### SET EXERCISE
Omit the pictures and output exactly the lines from the start of the entries through the line containing "import plotly.graph_objects as go".

### TASK INPUT
++++++++++

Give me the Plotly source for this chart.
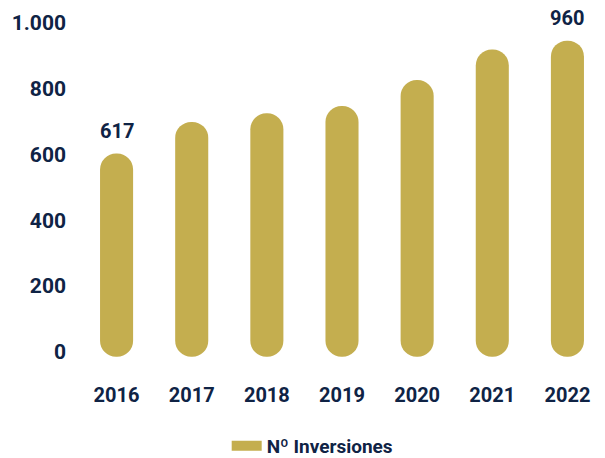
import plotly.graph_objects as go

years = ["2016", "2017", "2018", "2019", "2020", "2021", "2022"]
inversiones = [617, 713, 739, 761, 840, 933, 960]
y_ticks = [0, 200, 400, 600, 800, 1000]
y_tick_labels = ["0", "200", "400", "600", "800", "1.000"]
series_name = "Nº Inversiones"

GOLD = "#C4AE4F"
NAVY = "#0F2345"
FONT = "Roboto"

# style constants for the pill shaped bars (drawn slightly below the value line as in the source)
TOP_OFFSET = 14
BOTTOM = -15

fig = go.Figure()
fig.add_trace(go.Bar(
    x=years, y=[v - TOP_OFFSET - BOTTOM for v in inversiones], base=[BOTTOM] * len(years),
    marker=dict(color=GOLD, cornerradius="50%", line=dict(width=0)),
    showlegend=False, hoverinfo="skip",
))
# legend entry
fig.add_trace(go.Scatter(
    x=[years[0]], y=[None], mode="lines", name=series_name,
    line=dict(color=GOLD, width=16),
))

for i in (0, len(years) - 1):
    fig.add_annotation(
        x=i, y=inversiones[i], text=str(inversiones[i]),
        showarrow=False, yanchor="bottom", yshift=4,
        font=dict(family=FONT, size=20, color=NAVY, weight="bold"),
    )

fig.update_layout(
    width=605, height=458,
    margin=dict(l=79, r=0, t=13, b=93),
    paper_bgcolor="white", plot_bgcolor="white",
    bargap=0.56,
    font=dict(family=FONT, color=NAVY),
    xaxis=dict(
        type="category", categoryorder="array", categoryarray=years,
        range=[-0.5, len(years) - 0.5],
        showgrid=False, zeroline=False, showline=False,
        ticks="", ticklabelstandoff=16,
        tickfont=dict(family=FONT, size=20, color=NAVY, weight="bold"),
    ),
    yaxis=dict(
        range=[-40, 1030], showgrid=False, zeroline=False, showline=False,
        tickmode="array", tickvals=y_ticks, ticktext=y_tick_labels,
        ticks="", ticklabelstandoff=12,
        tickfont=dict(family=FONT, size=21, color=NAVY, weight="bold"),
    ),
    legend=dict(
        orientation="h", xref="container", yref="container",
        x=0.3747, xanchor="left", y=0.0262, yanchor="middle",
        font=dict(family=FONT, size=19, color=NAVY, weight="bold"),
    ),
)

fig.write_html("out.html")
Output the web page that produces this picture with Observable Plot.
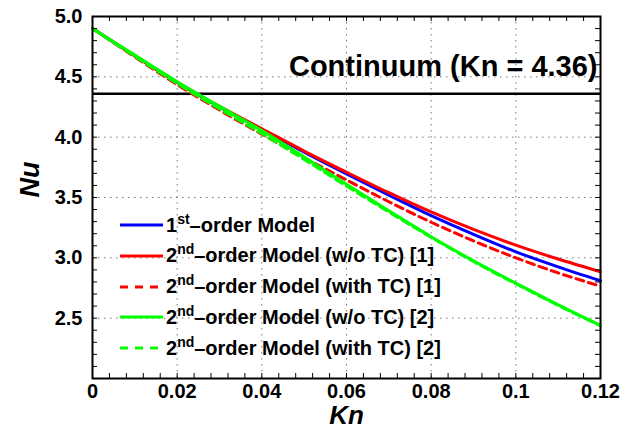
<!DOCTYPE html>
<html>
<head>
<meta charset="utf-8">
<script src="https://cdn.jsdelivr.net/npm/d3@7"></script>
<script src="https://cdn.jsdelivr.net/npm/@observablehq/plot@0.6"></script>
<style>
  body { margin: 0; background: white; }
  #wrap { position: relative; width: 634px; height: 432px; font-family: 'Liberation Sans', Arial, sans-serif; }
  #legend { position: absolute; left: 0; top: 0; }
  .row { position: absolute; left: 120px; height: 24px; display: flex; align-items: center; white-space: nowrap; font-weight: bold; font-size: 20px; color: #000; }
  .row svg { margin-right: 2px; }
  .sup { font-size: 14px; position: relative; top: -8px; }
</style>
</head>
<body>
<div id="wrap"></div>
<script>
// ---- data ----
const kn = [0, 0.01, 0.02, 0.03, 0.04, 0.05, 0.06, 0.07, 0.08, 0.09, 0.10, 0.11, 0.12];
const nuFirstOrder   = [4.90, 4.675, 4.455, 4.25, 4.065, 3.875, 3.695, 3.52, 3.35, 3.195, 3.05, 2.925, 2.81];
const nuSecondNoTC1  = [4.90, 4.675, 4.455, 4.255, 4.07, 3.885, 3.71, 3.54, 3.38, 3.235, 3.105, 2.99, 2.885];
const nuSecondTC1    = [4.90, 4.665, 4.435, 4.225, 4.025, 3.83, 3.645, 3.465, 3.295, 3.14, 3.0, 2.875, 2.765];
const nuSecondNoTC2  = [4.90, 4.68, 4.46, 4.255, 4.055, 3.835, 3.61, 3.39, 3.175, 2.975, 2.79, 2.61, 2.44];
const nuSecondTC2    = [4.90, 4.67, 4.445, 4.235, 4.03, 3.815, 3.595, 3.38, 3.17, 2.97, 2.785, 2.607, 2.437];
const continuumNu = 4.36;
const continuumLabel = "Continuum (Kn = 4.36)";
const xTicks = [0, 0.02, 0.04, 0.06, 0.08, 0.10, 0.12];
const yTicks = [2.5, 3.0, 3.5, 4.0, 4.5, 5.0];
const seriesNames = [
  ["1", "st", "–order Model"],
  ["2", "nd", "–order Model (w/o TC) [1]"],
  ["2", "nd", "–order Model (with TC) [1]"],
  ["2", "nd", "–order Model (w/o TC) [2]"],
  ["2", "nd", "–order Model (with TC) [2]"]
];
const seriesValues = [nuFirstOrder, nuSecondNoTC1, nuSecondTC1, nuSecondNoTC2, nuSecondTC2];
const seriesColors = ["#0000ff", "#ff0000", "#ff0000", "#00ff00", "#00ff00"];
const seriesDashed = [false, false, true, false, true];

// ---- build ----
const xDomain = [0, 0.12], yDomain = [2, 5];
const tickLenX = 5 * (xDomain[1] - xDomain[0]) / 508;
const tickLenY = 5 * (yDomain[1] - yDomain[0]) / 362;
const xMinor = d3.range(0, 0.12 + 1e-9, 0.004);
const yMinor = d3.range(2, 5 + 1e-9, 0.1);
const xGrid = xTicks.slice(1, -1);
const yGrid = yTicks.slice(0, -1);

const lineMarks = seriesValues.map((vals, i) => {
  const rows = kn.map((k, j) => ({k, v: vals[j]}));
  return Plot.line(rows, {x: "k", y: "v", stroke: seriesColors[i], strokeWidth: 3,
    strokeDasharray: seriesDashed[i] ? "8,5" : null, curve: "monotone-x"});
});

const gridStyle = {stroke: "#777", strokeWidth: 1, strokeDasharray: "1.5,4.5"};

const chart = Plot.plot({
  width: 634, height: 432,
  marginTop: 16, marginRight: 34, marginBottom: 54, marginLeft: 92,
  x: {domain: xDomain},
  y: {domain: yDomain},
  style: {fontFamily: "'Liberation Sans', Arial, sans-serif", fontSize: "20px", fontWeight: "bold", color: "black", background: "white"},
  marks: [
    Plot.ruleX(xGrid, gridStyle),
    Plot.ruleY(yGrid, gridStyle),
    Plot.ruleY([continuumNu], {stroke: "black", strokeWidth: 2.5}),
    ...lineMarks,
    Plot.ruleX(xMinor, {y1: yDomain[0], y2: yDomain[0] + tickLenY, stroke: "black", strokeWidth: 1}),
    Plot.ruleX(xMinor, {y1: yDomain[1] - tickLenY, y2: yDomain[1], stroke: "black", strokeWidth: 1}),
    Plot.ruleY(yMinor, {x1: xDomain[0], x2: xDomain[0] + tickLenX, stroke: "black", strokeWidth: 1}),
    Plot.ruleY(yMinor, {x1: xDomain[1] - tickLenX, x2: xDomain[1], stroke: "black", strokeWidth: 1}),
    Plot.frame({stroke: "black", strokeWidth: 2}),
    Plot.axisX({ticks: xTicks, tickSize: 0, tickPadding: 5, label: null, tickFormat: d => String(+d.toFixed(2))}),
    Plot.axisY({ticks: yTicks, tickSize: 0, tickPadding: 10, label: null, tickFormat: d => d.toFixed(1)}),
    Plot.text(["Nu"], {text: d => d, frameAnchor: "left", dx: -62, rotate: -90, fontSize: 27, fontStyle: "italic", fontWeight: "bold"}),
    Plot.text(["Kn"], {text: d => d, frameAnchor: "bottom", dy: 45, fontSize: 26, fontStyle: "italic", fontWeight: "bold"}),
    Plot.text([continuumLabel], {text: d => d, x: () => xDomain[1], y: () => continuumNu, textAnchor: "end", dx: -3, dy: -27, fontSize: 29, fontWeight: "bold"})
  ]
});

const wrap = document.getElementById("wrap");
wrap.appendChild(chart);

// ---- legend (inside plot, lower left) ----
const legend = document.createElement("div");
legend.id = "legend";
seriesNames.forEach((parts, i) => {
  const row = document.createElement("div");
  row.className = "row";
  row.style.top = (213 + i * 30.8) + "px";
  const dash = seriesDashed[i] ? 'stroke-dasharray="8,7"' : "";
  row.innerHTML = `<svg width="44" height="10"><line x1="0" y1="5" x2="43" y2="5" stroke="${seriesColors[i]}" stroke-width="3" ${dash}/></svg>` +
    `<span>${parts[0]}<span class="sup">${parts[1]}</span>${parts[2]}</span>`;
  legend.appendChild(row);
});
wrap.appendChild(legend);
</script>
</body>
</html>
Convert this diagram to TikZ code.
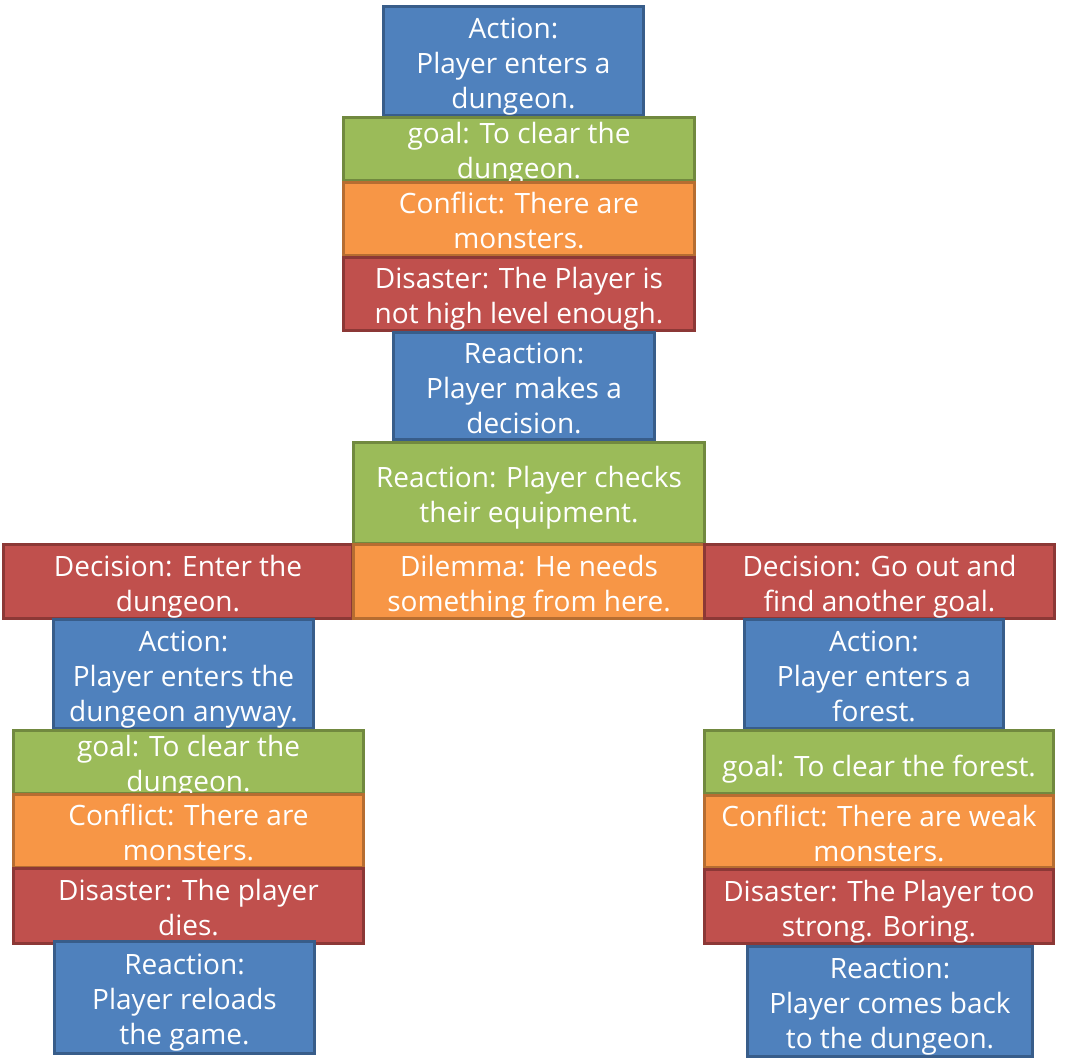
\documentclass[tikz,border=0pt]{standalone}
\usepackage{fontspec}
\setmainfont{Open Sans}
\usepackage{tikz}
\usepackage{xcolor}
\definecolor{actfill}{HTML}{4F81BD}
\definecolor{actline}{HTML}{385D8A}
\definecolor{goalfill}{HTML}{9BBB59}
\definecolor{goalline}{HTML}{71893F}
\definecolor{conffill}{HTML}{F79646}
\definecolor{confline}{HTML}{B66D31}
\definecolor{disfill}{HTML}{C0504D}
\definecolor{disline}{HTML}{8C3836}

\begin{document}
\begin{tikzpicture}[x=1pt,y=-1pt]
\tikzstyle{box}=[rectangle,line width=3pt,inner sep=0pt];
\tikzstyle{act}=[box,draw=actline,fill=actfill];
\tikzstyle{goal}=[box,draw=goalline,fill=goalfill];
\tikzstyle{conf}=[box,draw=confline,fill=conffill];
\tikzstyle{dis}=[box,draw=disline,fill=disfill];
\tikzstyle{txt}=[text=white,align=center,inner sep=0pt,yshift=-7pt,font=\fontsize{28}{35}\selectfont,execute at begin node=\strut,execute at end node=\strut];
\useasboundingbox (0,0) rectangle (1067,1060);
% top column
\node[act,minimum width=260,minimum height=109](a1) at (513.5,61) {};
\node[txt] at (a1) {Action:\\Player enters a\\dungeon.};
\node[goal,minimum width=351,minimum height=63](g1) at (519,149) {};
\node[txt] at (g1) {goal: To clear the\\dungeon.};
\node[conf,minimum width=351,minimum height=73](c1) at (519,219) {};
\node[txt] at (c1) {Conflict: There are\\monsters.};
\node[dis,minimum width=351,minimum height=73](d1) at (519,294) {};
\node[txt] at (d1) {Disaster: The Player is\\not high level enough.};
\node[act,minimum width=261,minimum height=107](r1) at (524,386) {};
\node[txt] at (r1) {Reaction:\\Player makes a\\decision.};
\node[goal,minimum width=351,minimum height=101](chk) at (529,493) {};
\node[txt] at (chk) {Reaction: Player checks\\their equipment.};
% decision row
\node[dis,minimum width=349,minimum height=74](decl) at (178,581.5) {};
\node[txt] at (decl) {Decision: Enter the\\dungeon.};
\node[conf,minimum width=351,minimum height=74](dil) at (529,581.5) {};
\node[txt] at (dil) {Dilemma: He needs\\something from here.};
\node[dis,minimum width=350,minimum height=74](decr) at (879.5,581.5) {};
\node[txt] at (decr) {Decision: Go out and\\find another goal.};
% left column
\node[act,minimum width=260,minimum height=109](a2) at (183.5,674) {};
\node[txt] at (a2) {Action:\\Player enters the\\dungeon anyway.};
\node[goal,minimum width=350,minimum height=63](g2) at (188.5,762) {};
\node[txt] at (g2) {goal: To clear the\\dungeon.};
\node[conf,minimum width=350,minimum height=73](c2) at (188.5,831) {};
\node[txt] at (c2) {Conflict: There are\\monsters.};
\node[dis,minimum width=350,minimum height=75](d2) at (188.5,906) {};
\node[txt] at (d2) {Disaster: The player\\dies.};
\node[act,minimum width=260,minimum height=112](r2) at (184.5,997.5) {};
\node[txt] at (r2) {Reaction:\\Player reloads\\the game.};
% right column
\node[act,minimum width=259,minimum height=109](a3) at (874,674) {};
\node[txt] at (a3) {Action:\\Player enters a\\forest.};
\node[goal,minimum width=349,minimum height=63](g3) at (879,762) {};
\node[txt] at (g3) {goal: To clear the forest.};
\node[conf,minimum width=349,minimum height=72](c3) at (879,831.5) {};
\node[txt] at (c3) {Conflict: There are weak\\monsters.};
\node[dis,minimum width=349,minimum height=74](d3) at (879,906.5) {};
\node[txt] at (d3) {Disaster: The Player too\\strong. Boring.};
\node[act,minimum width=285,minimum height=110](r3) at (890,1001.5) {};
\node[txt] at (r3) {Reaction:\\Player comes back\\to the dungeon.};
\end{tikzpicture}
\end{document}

++++++++++

### THE COMPLETED TASK
Give me the Plotly source for this chart.
import plotly.graph_objects as go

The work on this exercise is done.